Twice in the past week I’ve had flashbacks to August 2017 and “the frightening vision of the travel industry” that occupied my mind at the time.
Via a TTG column that month, I detailed a world where virtual tourism had usurped physical travel. From the comfort of their sofas, virtual travellers were transported to their chosen destinations in a jiffy where they were able to immerse themselves in the local sights, sounds and smells, and explore the culture and great treasures intimately – free from the usual crowds and costs.
My vision had been prompted by a Guardian article on digital wanderlust, facilitated by video gaming technology that is already replicating the real world in the virtual one.

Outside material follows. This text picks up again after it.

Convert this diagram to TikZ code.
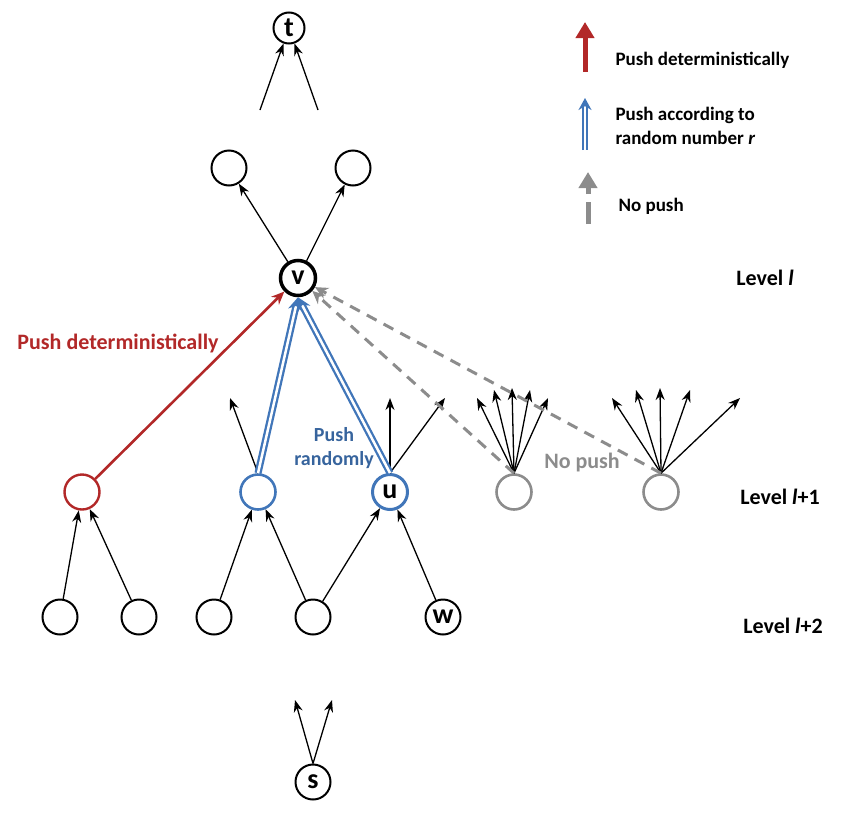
\documentclass[tikz,border=0pt]{standalone}
\usepackage{fontspec}
\setmainfont{Carlito}
\usetikzlibrary{arrows.meta}
\definecolor{pred}{RGB}{178,40,40}
\definecolor{pblue}{RGB}{65,118,185}
\definecolor{pgray}{RGB}{140,140,140}
\begin{document}
\begin{tikzpicture}[x=1pt,y=-1pt,
  nd/.style={circle,draw,line width=2pt,minimum size=35pt,inner sep=0pt,font=\bfseries\fontsize{28}{28}\selectfont},
  ar/.style={-{Stealth[length=12pt,width=9pt]},line width=1.3pt},
  lab/.style={font=\bfseries\fontsize{22}{25}\selectfont},
  leg/.style={font=\bfseries\fontsize{19}{24}\selectfont,anchor=west,align=left}]
\useasboundingbox (0,0) rectangle (842,814);
\node[nd,minimum size=31pt] (t) at (289,28) {t};
\node[nd] (a1) at (229,168) {};
\node[nd] (a2) at (353,168) {};
\node[nd,line width=3.5pt] (v) at (298,278) {v};
\node[nd,draw=pred,line width=2.4pt] (r) at (82,492) {};
\node[nd,draw=pblue,line width=2.6pt] (b) at (258,492) {};
\node[nd,draw=pblue,line width=3pt] (u) at (390,492) {u};
\node[nd,draw=pgray,line width=2.6pt] (g1) at (514,492) {};
\node[nd,draw=pgray,line width=2.6pt] (g2) at (661,492) {};
\node[nd] (c1) at (60,617) {};
\node[nd] (c2) at (139,617) {};
\node[nd] (c3) at (214,617) {};
\node[nd] (c4) at (313,617) {};
\node[nd] (w) at (443,617) {w};
\node[nd] (s) at (313,782) {s};
% free ends
\coordinate (t1) at (260,110); \coordinate (t2) at (318,110);
\draw[ar] (t1) -- (t); \draw[ar] (t2) -- (t);
\draw[ar] (v) -- (a1); \draw[ar] (v) -- (a2);
\draw[ar] (c1) -- (r); \draw[ar] (c2) -- (r);
\draw[ar] (c3) -- (b); \draw[ar] (c4) -- (b);
\draw[ar] (c4) -- (u); \draw[ar] (w) -- (u);
\coordinate (bf) at (230,398); \draw[ar] (b.north) -- (bf);
\coordinate (uf1) at (390,398); \coordinate (uf2) at (445,398);
\draw[ar] (u.north) -- (uf1); \draw[ar] (u.north) -- (uf2);
\foreach \x/\y [count=\i] in {477/398,494/390,512/388,530/390,548/398}
  {\coordinate (gf\i) at (\x,\y); \draw[ar] (g1.north) -- (gf\i);}
\foreach \x/\y [count=\i] in {612/398,636/390,660/388,690/390,740/398}
  {\coordinate (hf\i) at (\x,\y); \draw[ar] (g2.north) -- (hf\i);}
\coordinate (sf1) at (295,700); \coordinate (sf2) at (332,700);
\draw[ar] (s.north) -- (sf1); \draw[ar] (s.north) -- (sf2);
% pushes
\draw[pred,line width=2.6pt,-{Stealth[length=13pt,width=11pt]}] (r) -- (v);
\draw[pblue,double=white,double distance=2.5pt,line width=2.3pt,-{Stealth[length=13pt,width=14pt]}] (b.north) -- (v.south);
\draw[pblue,double=white,double distance=2.5pt,line width=2.3pt,-{Stealth[length=13pt,width=14pt]}] (u.north) -- (v.south);
\draw[pgray,dash pattern=on 11pt off 8pt,line width=3pt,-{Stealth[length=13pt,width=12pt]}] (g1.north) -- (v);
\draw[pgray,dash pattern=on 11pt off 8pt,line width=3pt,-{Stealth[length=13pt,width=12pt]}] (g2.north) -- (v);
\node[lab,text=pred] (l1) at (118,343) {Push deterministically};
\node[lab,text=pblue!85!black,align=center,font=\bfseries\fontsize{20}{24}\selectfont] (l2) at (334,448) {Push\\randomly};
\node[lab,text=pgray] (l3) at (582,463) {No push};
\node[lab] (lv1) at (765,278) {Level \textit{l}};
\node[lab] (lv2) at (780,497) {Level \textit{l}+1};
\node[lab] (lv3) at (783,626) {Level \textit{l}+2};
% legend
\coordinate (k1a) at (585,72); \coordinate (k1b) at (585,22);
\draw[pred,line width=5pt,-{Triangle[length=16pt,width=18pt]}] (k1a) -- (k1b);
\coordinate (k2a) at (585,150); \coordinate (k2b) at (585,98);
\draw[pblue,double=white,double distance=2.5pt,line width=1.8pt,-{Stealth[length=12pt,width=13pt]}] (k2a) -- (k2b);
\coordinate (k3a) at (588,224); \coordinate (k3b) at (588,172);
\draw[pgray,dash pattern=on 22pt off 8pt,line width=5pt,-{Triangle[length=16pt,width=18pt]}] (k3a) -- (k3b);
\node[leg] (k1) at (612,60) {Push deterministically};
\node[leg] (k2) at (612,126) {Push according to\\random number \textit{r}};
\node[leg] (k3) at (615,206) {No push};
\end{tikzpicture}
\end{document}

“As technology enables video game worlds to be ever more finely rendered on the screen, so the tug of digital wanderlust grows stronger,” it read.

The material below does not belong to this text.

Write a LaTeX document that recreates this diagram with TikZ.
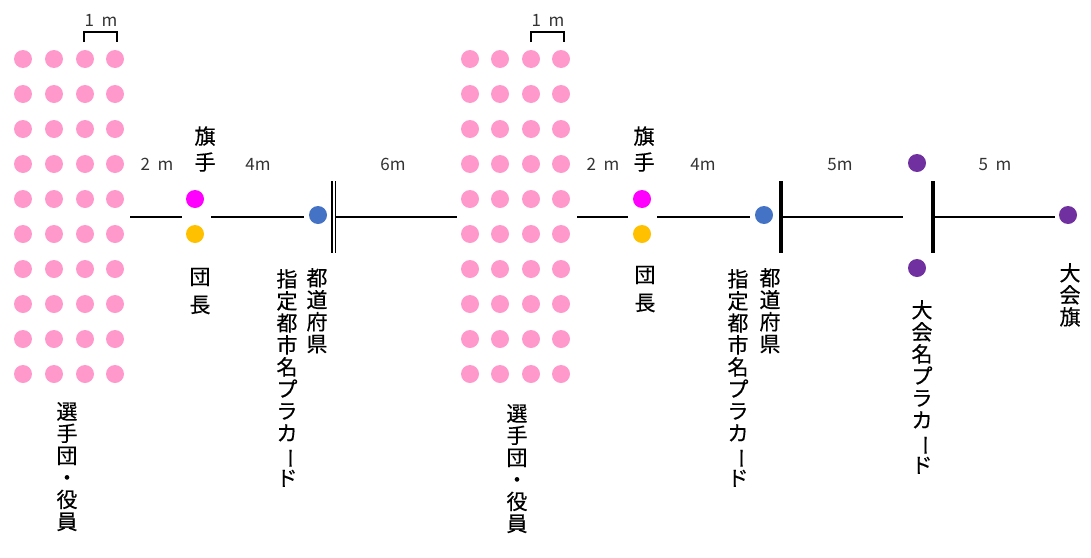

“No need to gamble your wages on a plane ticket to a destination whose wonders might be fully exhausted three days into a fortnight’s trip. For a fraction of the cost, a video game will transport you to (insert destination) from the comfort of the couch.”
Hopping back to the present and flicking through TTG, 13 May, I come to “a new take on training” in which Abigail Healy introduces me to virtual fams. By using “360-degree virtual tours, video, images and gamification”, Spinning Globe is creating VFams, allowing agents to “follow the trip starting at the airport and take in accommodation, activities and attractions” along the way.